Answer

**step1** Understanding the Problem and Given Information

The problem provides the current ratio of Amrit's age to Amrita's age, which is 7 : 5. It also states that the sum of their current ages is 72 years. We need to find the ratio of their ages after 12 years.

**step2** Calculating the Value of One Part

The ratio of Amrit's age to Amrita's age is 7 : 5. This means Amrit's age can be represented as 7 parts and Amrita's age as 5 parts.
The total number of parts representing their combined age is the sum of Amrit's parts and Amrita's parts.
Total parts = 7 parts (for Amrit) + 5 parts (for Amrita) = 12 parts.
The sum of their ages is given as 72 years.
To find the value of one part, we divide the total sum of ages by the total number of parts.
Value of 1 part = 72 years $$\div$$ 12 parts = 6 years per part.

**step3** Calculating Their Current Ages

Now that we know the value of one part, we can calculate their current ages.
Amrit's current age = 7 parts $$\times$$ 6 years/part = 42 years.
Amrita's current age = 5 parts $$\times$$ 6 years/part = 30 years.

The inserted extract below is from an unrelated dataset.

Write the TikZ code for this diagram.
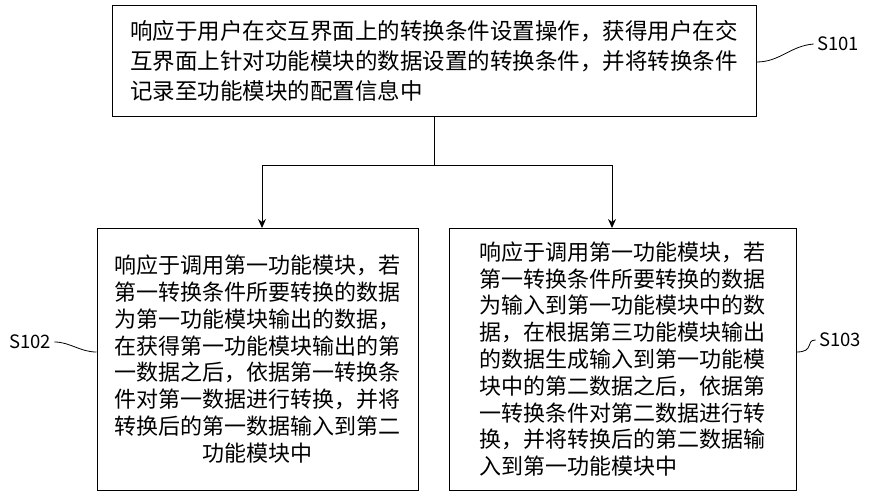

**step4** Calculating Their Ages After 12 Years

We need to find their ages after 12 years. To do this, we add 12 years to each of their current ages.
Amrit's age after 12 years = Amrit's current age + 12 years = 42 years + 12 years = 54 years.
Amrita's age after 12 years = Amrita's current age + 12 years = 30 years + 12 years = 42 years.

**step5** Determining the Ratio of Their Ages After 12 Years

Finally, we need to find the ratio of Amrit's age to Amrita's age after 12 years.
The ratio is Amrit's age after 12 years : Amrita's age after 12 years.
Ratio = 54 : 42.
To simplify the ratio, we find the greatest common divisor (GCD) of 54 and 42.
Both 54 and 42 are divisible by 6.
54 $$\div$$ 6 = 9.
42 $$\div$$ 6 = 7.
So, the simplified ratio of their ages after 12 years is 9 : 7.